Fastest way to store ints and floats on disk

John Machin sjmachin at lexicon.net
Sat Aug 9 17:43:36 EDT 2008


On Aug 10, 4:58 am, castironpi <castiro... at gmail.com> wrote:
> On Aug 7, 2:27 pm, "M.-A. Lemburg" <m... at egenix.com> wrote:
>
>
>
> > On 2008-08-07 20:41, Laszlo Nagy wrote:
>
> > >  Hi,
>
> > > I'm working on a pivot table. I would like to write it in Python. I
> > > know, I should be doing that in C, but I would like to create a cross
> > > platform version which can deal with smaller databases (not more than a
> > > million facts).
>
> > > The data is first imported from a csv file: the user selects which
> > > columns contain dimension and measure data (and which columns to
> > > ignore). In the next step I would like to build up a database that is
> > > efficient enough to be used for making pivot tables. Here is my idea for
> > > the database:
>
> > > Original CSV file with column header and values:
>
> > > "Color","Year","Make","Price","VMax"
> > > Yellow,2000,Ferrari,100000,254
> > > Blue,2003,Volvo,50000,210
>
> > > Using the GUI, it is converted to this:
>
> > > dimensions = [
> > >    { 'name':'Color', 'colindex:0, 'values':[ 'Red', 'Blue', 'Green',
> > > 'Yellow' ], },
> > >    { 'name':'Year', colindex:1, 'values':[
> > > 1995,1999,2000,2001,2002,2003,2007 ], },
> > >    { 'name':'Make', colindex:2, 'value':[ 'Ferrari', 'Volvo', 'Ford',
> > > 'Lamborgini' ], },
> > > ]
> > > measures = [
> > >    { 'name', 'Price', 'colindex':3 },
> > >    { 'name', 'Vmax', 'colindex':4 },
> > > ]
> > > facts = [
> > >    ( (3,2,0),(100000.0,254.0)  ), # ( dimension_value_indexes,
> > > measure_values )
> > >    ( (1,5,1),(50000.0,210.0) ),
> > >   .... # Some million rows or less
> > > ]
>
> > > The core of the idea is that, when using a relatively small number of
> > > possible values for each dimension, the facts table becomes
> > > significantly smaller and easier to process. (Processing the facts would
> > > be: iterate over facts, filter out some of them, create statistical
> > > values of the measures, grouped by dimensions.)
>
> > > The facts table cannot be kept in memory because it is too big.
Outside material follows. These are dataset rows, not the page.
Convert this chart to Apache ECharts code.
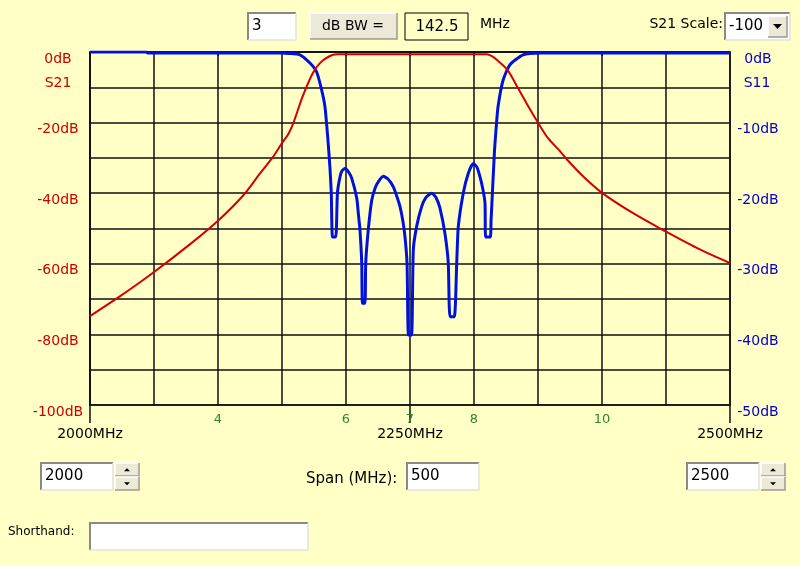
<!DOCTYPE html>
<html>
<head>
<meta charset="utf-8">
<script src="https://cdn.jsdelivr.net/npm/echarts@6.0.0/dist/echarts.min.js"></script>
<style>
html,body{margin:0;padding:0;background:#FFFFC6;}
#chart{width:800px;height:566px;}
</style>
</head>
<body>
<div id="chart"></div>
<script>
// ---- data ----
const s21Freq = [2000,2023,2049,2078,2100,2120,2133,2143,2150,2155,2159,2166,2174,2180,2187,2193,2310,2314,2318,2326,2334,2341,2350,2358,2367,2373,2386,2400,2424,2449,2474,2500];
const s21Db   = [-74.8,-69.3,-62.6,-54.5,-47.8,-40.5,-34.3,-29.7,-25.8,-23.2,-20,-12.7,-6,-3,-1.2,-0.65,-0.65,-1.2,-2.3,-5,-10,-14.5,-20,-24.5,-28,-30.6,-35.5,-39.9,-45.6,-50.7,-55.5,-59.8];

const s11Freq = [2000,2044,2045,2150,2155,2164,2172,2177,2181,2183.6,2185.9,2187.5,2188.5,2189.5,2192,2193.3,2195.3,2197,2199.2,2202,2204.5,2208.4,2209.6,2210.9,2212.3,2212.9,2214.8,2215.4,2217.4,2220.1,2222.7,2225.2,2229.1,2232.8,2237,2239.8,2242.2,2244.5,2246.1,2247.7,2248.8,2251.2,2252.6,2255.2,2259.1,2262.5,2267,2270.3,2273.4,2277.3,2279.9,2281.25,2284.6,2286.5,2287.7,2291.6,2295.5,2299.5,2302.3,2304.7,2307,2308.6,2309.1,2312.7,2313.3,2314.5,2316,2317.2,2318.75,2322.7,2328.1,2338.3,2351.6,2500];
const s11Db   = [0,0,-0.15,-0.15,-0.2,-0.4,-1.6,-2.8,-5.4,-7.8,-12.5,-16.5,-20,-26.2,-26.2,-20,-17.7,-16.8,-16.5,-17,-17.9,-20.7,-22.8,-25.2,-29.9,-35.6,-35.6,-29.9,-25.2,-21,-19.3,-18.4,-17.6,-18,-19.1,-20.5,-21.9,-24,-26.2,-30,-40.1,-40.1,-28,-24.7,-21.9,-20.6,-20,-20.6,-22.1,-25.7,-29.9,-37.5,-37.5,-29.9,-24.8,-20,-17.2,-15.8,-16.3,-17.7,-19.5,-21.4,-26.2,-26.2,-24,-19.5,-14,-11,-7.8,-4,-1.8,-0.4,-0.15,-0.15];

const markerFreqs  = [2100,2200,2250,2300,2400];
const markerLabels = ['4','6','7','8','10'];
const edgeFreqs    = [2000,2250,2500];

const topBoxes = { level: '3', button: 'dB BW =', bw: '142.5', unit: 'MHz', scaleLabel: 'S21 Scale:', scale: '-100' };
const bottomBoxes = { start: '2000', spanLabel: 'Span (MHz):', span: '500', stop: '2500', shorthand: 'Shorthand:' };

// ---- build ----
const FONT = 'DejaVu Sans';
const BG = '#FFFFC6';
const zip = (a, b) => a.map((v, i) => [v, b[i]]);

function sunken(x, y, w, h, txt, fs) {
  const els = [
    { type: 'rect', shape: { x, y, width: w, height: h }, style: { fill: '#ffffff', stroke: null } },
    { type: 'polyline', shape: { points: [[x, y + h], [x, y], [x + w, y]] }, style: { stroke: '#8a8a80', lineWidth: 2, fill: null } },
    { type: 'polyline', shape: { points: [[x + w, y], [x + w, y + h], [x, y + h]] }, style: { stroke: '#e4e4d8', lineWidth: 1.5, fill: null } }
  ];
  if (txt !== undefined) {
    els.push({ type: 'text', x: x + 4, y: y + h / 2, style: { text: txt, font: (fs || 15) + 'px ' + FONT, fill: '#000', align: 'left', verticalAlign: 'middle' } });
  }
  return els;
}
function raised(x, y, w, h) {
  return [
    { type: 'rect', shape: { x, y, width: w, height: h }, style: { fill: '#ECE9D8', stroke: null } },
    { type: 'polyline', shape: { points: [[x, y + h], [x, y], [x + w, y]] }, style: { stroke: '#ffffff', lineWidth: 1.5, fill: null } },
    { type: 'polyline', shape: { points: [[x + w, y], [x + w, y + h], [x, y + h]] }, style: { stroke: '#9d9a8c', lineWidth: 1.5, fill: null } }
  ];
}
function spinner(x, y, w, h) {
  const hh = h / 2;
  const cx = x + w / 2;
  return [].concat(
    raised(x, y, w, hh - 0.5),
    raised(x, y + hh + 0.5, w, hh - 0.5),
    [
      { type: 'polygon', shape: { points: [[cx - 3, y + hh / 2 + 1.5], [cx + 3, y + hh / 2 + 1.5], [cx, y + hh / 2 - 1.5]] }, style: { fill: '#000' } },
      { type: 'polygon', shape: { points: [[cx - 3, y + hh + hh / 2 - 1], [cx + 3, y + hh + hh / 2 - 1], [cx, y + hh + hh / 2 + 2]] }, style: { fill: '#000' } }
    ]
  );
}
function label(x, y, txt, fs, align, color) {
  return { type: 'text', x, y, style: { text: txt, font: fs + 'px ' + FONT, fill: color || '#000', align: align || 'left', verticalAlign: 'middle' } };
}

let g = [];
// top row
g = g.concat(sunken(248, 13, 48, 27, topBoxes.level, 15));
g = g.concat(raised(310, 13, 87, 26));
g.push(label(353, 26, topBoxes.button, 14, 'center'));
g.push({ type: 'rect', shape: { x: 405, y: 13, width: 63, height: 27 }, style: { fill: null, stroke: '#000', lineWidth: 1 } });
g.push(label(437, 27, topBoxes.bw, 15, 'center'));
g.push(label(480, 24, topBoxes.unit, 14, 'left'));
g.push(label(723, 24, topBoxes.scaleLabel, 14, 'right'));
g = g.concat(sunken(725, 13, 65, 27, topBoxes.scale, 15));
g = g.concat(raised(768, 16, 19, 21));
g.push({ type: 'polygon', shape: { points: [[773, 24], [782, 24], [777.5, 29]] }, style: { fill: '#000' } });
// side titles
g.push(label(58, 83, 'S21', 14, 'center', '#cc0000'));
g.push(label(757, 83, 'S11', 14, 'center', '#0000cc'));
// bottom row
g = g.concat(sunken(41, 463, 72, 27, bottomBoxes.start, 15));
g = g.concat(spinner(115, 463, 24, 27));
g.push(label(306, 479, bottomBoxes.spanLabel, 15, 'left'));
g = g.concat(sunken(407, 463, 72, 27, bottomBoxes.span, 15));
g = g.concat(sunken(687, 463, 72, 27, bottomBoxes.stop, 15));
g = g.concat(spinner(761, 463, 24, 27));
g.push(label(8, 532, bottomBoxes.shorthand, 12, 'left'));
g = g.concat(sunken(90, 523, 218, 27));

const chart = echarts.init(document.getElementById('chart'));
chart.setOption({
  backgroundColor: BG,
  animation: false,
  grid: { left: 90, right: 70, top: 52, bottom: 161, show: true, borderColor: '#111', borderWidth: 1.5, backgroundColor: 'transparent' },
  xAxis: [
    {
      type: 'value', position: 'bottom', min: 2000, max: 2500, interval: 50,
      axisLine: { show: true, lineStyle: { color: '#111', width: 1.5 } },
      splitLine: { show: true, lineStyle: { color: '#111', width: 1.5 } },
      axisTick: { show: false },
      axisLabel: { show: false }
    },
    {
      type: 'value', position: 'bottom', min: 2000, max: 2500, interval: 50,
      axisLine: { show: false },
      splitLine: { show: false },
      axisTick: { show: true, length: 4, customValues: markerFreqs, lineStyle: { color: '#111', width: 1.5 } },
      axisLabel: {
        show: true, customValues: markerFreqs, margin: 8,
        formatter: v => { const i = markerFreqs.indexOf(v); return i >= 0 ? markerLabels[i] : ''; },
        color: '#2a8a2a', fontFamily: FONT, fontSize: 13
      }
    },
    {
      type: 'value', position: 'bottom', min: 2000, max: 2500, interval: 50,
      axisLine: { show: false },
      splitLine: { show: false },
      axisTick: { show: true, length: 18, customValues: edgeFreqs, lineStyle: { color: '#111', width: 1.5 } },
      axisLabel: {
        show: true, customValues: edgeFreqs, margin: 22,
        formatter: v => v + 'MHz',
        color: '#000', fontFamily: FONT, fontSize: 14
      }
    }
  ],
  yAxis: [
    {
      type: 'value', position: 'left', min: -100, max: 0, interval: 10,
      axisLine: { show: true, lineStyle: { color: '#111', width: 1.5 } },
      axisTick: { show: false },
      splitLine: { show: true, lineStyle: { color: '#111', width: 1.5 } },
      axisLabel: {
        margin: 32, align: 'center', verticalAlign: 'top',
        formatter: v => (v % 20 === 0 ? v + 'dB' : ''),
        color: '#cc0000', fontFamily: FONT, fontSize: 14
      }
    },
    {
      type: 'value', position: 'right', min: -50, max: 0, interval: 5,
      axisLine: { show: false },
      axisTick: { show: false },
      splitLine: { show: false },
      axisLabel: {
        margin: 28, align: 'center', verticalAlign: 'top',
        formatter: v => (v % 10 === 0 ? v + 'dB' : ''),
        color: '#0000cc', fontFamily: FONT, fontSize: 14
      }
    }
  ],
  series: [
    {
      name: 'S11', type: 'line', xAxisIndex: 0, yAxisIndex: 1, data: zip(s11Freq, s11Db),
      showSymbol: false, symbol: 'none', clip: true, smooth: 0.2,
      lineStyle: { color: '#0010e0', width: 3 }, z: 3
    },
    {
      name: 'S21', type: 'line', xAxisIndex: 0, yAxisIndex: 0, data: zip(s21Freq, s21Db),
      showSymbol: false, symbol: 'none', clip: true, smooth: 0.3,
      lineStyle: { color: '#d40000', width: 2 }, z: 4
    }
  ],
  graphic: { elements: g }
});
</script>
</body>
</html>
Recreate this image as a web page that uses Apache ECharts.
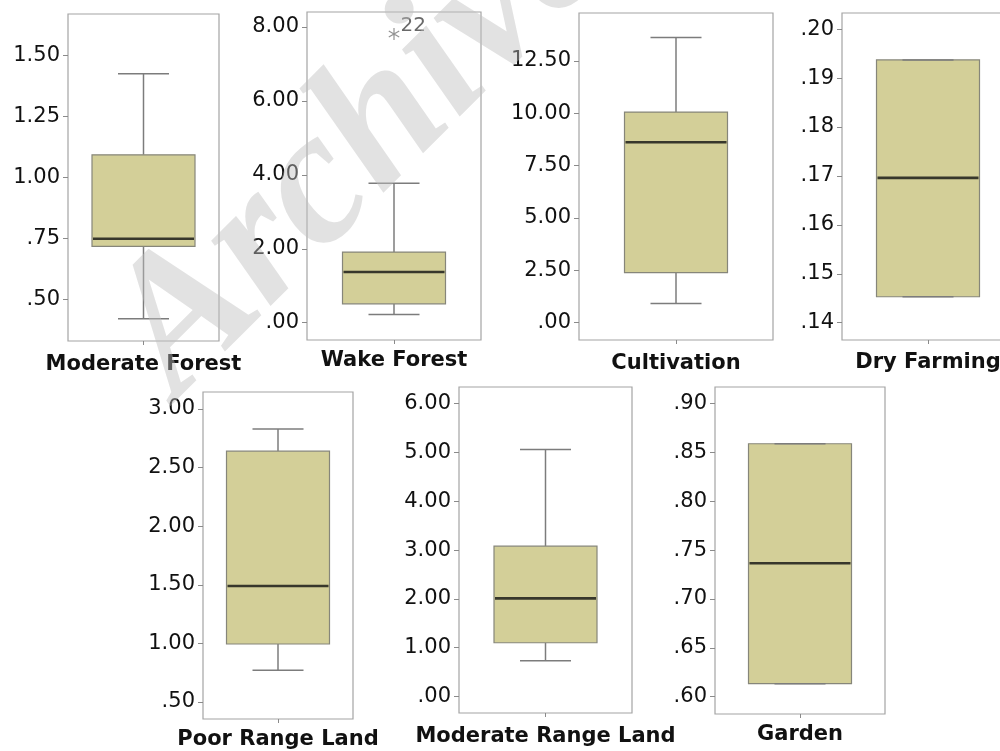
<!DOCTYPE html>
<html><head><meta charset="utf-8">
<script src="https://cdn.jsdelivr.net/npm/echarts@6/dist/echarts.min.js"></script>
<style>html,body{margin:0;padding:0;background:#fff}#c{width:1000px;height:751px}</style>
</head><body><div id="c"></div>
<script>
// ---- data ----
const categories   = ['Moderate Forest', 'Wake Forest', 'Cultivation', 'Dry Farming', 'Poor Range Land', 'Moderate Range Land', 'Garden'];
const whiskerLow   = [0.42, 0.22, 0.91, 0.1453, 0.77, 0.73, 0.6133];
const quartile1    = [0.717, 0.51, 2.39, 0.1453, 0.995, 1.10, 0.6133];
const medians      = [0.748, 1.37, 8.61, 0.1696, 1.49, 2.01, 0.7367];
const quartile3    = [1.092, 1.91, 10.05, 0.1937, 2.64, 3.08, 0.859];
const whiskerHigh  = [1.424, 3.77, 13.61, 0.1937, 2.83, 5.06, 0.859];
const outlierPanel = [1];
const outlierValue = [7.81];
const outlierLabel = ['22'];
const tickValues = [
  [0.50, 0.75, 1.00, 1.25, 1.50],
  [0, 2, 4, 6, 8],
  [0, 2.5, 5, 7.5, 10, 12.5],
  [0.14, 0.15, 0.16, 0.17, 0.18, 0.19, 0.20],
  [0.5, 1.0, 1.5, 2.0, 2.5, 3.0],
  [0, 1, 2, 3, 4, 5, 6],
  [0.60, 0.65, 0.70, 0.75, 0.80, 0.85, 0.90]
];
const axisMin = [0.329, -0.468, -0.826, 0.13646, 0.355, -0.340, 0.5823];
const axisMax = [1.669, 8.406, 14.78, 0.2033, 3.145, 6.342, 0.9171];

// ---- layout & style ----
const panels = [
  {left: 68,  top: 14,  width: 151, height: 327},
  {left: 307, top: 12,  width: 174, height: 328},
  {left: 579, top: 13,  width: 194, height: 327},
  {left: 842, top: 13,  width: 172, height: 327},
  {left: 203, top: 392, width: 150, height: 327},
  {left: 459, top: 387, width: 173, height: 326},
  {left: 715, top: 387, width: 170, height: 327}
];
const labelMargins = [13, 10, 13, 12, 10, 13, 10];
const BOX_W = 103, CAP_W = 51;
const BOX_FILL = '#d3cf98', BOX_STROKE = '#86867a', WHISKER = '#7c7c7c', MEDIAN = '#37372b';
const FRAME = '#a4a4a4', TICK = '#8a8a8a';

function fmt(v) {
  let s = Number(v).toFixed(2);
  if (s.startsWith('0.')) s = s.slice(1);
  return s;
}

function renderBox(params, api) {
  const c = api.value(0);
  const p = k => api.coord([c, api.value(k)]);
  const lo = p(1), b = p(2), m = p(3), t = p(4), hi = p(5);
  const cx = lo[0], hw = BOX_W / 2, cw = CAP_W / 2;
  const ws = {stroke: WHISKER, lineWidth: 1.5};
  return {type: 'group', children: [
    {type: 'line', shape: {x1: cx, y1: t[1], x2: cx, y2: hi[1]}, style: ws},
    {type: 'line', shape: {x1: cx, y1: b[1], x2: cx, y2: lo[1]}, style: ws},
    {type: 'rect', shape: {x: cx - hw, y: t[1], width: BOX_W, height: b[1] - t[1]},
      style: {fill: BOX_FILL, stroke: BOX_STROKE, lineWidth: 1.2}},
    {type: 'line', shape: {x1: cx - cw, y1: hi[1], x2: cx + cw, y2: hi[1]}, style: ws},
    {type: 'line', shape: {x1: cx - cw, y1: lo[1], x2: cx + cw, y2: lo[1]}, style: ws},
    {type: 'line', shape: {x1: cx - hw + 1, y1: m[1], x2: cx + hw - 1, y2: m[1]}, style: {stroke: MEDIAN, lineWidth: 2.6}}
  ]};
}

const grids = [], xAxes = [], yAxes = [], series = [];
categories.forEach((name, i) => {
  grids.push(Object.assign({show: true, borderColor: FRAME, borderWidth: 1.2, backgroundColor: '#fff',
    containLabel: false, outerBoundsMode: 'none'}, panels[i]));
  xAxes.push({gridIndex: i, type: 'category', data: [name], position: 'bottom',
    axisLine: {show: false, onZero: false},
    axisTick: {show: true, alignWithLabel: true, length: 4, lineStyle: {color: TICK}},
    axisLabel: {fontFamily: 'DejaVu Sans', fontWeight: 'bold', fontSize: 21, color: '#111', margin: labelMargins[i]}});
  yAxes.push({gridIndex: i, type: 'value', min: axisMin[i], max: axisMax[i], scale: true,
    splitLine: {show: false}, axisLine: {show: false, onZero: false},
    axisTick: {show: true, length: 5, lineStyle: {color: TICK}, customValues: tickValues[i]},
    axisLabel: {customValues: tickValues[i], formatter: fmt, fontFamily: 'DejaVu Sans', fontSize: 21, color: '#111', margin: 8}});
  series.push({type: 'custom', xAxisIndex: i, yAxisIndex: i, renderItem: renderBox,
    encode: {x: 0, y: [1, 2, 3, 4, 5]},
    data: [[0, whiskerLow[i], quartile1[i], medians[i], quartile3[i], whiskerHigh[i]]], z: 3});
});

const starPath = 'path://M-1 -10L1 -10L1 10L-1 10Z M8.16 -5.87L9.16 -4.13L-8.16 5.87L-9.16 4.13Z M-9.16 -4.13L-8.16 -5.87L9.16 4.13L8.16 5.87Z';
outlierPanel.forEach((pi, k) => {
  series.push({type: 'scatter', xAxisIndex: pi, yAxisIndex: pi, data: [[0, outlierValue[k]]],
    symbol: starPath, symbolSize: [11, 12], itemStyle: {color: '#777'}, z: 4,
    label: {show: true, formatter: outlierLabel[k], position: 'right', distance: 1, offset: [0, -8],
      fontFamily: 'DejaVu Sans', fontSize: 20, color: '#444'}});
});

const chart = echarts.init(document.getElementById('c'), null, {renderer: 'canvas'});
chart.setOption({
  animation: false,
  backgroundColor: '#fff',
  grid: grids, xAxis: xAxes, yAxis: yAxes, series: series,
  graphic: [{
    type: 'text', x: 210, y: 432, rotation: 45 * Math.PI / 180, z: 100, silent: true,
    style: {text: 'Archive', font: 'italic bold 192px "Liberation Serif"', fill: 'rgba(190,190,190,0.45)',
      textVerticalAlign: 'bottom'}
  }]
});
</script></body></html>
I need
> > > to store it on disk, be able to read incrementally, and make statistics.
> > > In most cases, the "statistic" will be simple sum of the measures, and
> > > counting the number of facts affected. To be effective, reading the
> > > facts from disk should not involve complex conversions. For this reason,
> > > storing in CSV or XML or any textual format would be bad. I'm thinking
> > > about a binary format, but how can I interface that with Python?
>
> > > I already looked at:
>
> > > - xdrlib, which throws me DeprecationWarning when I store some integers
> > > - struct which uses format string for each read operation, I'm concerned
> > > about its speed
>
> > > What else can I use?
>
> >  >>> import marshal
> >  >>> marshal.dump(1, open('test.db', 'wb'))
> >  >>> marshal.load(open('test.db', 'rb'))
> > 1
>
> > It also very fast at dumping/loading lists, tuples, dictionaries,
> > floats, etc.
>
> Depending on how hard-core you want to be, store the int, float,
> string, and long C structures directly to disk, at a given offset.
> Either use fixed-length strings, or implement (or find) a memory
> manager.  Anyone have a good alloc-realloc-free library, C or Python?

A long time ago, when I last needed to bother about such things (to
override the memory allocator in the DJGPP RTL), Doug Lea's malloc did
the trick.

A memory allocator written in Python? That's a novel concept.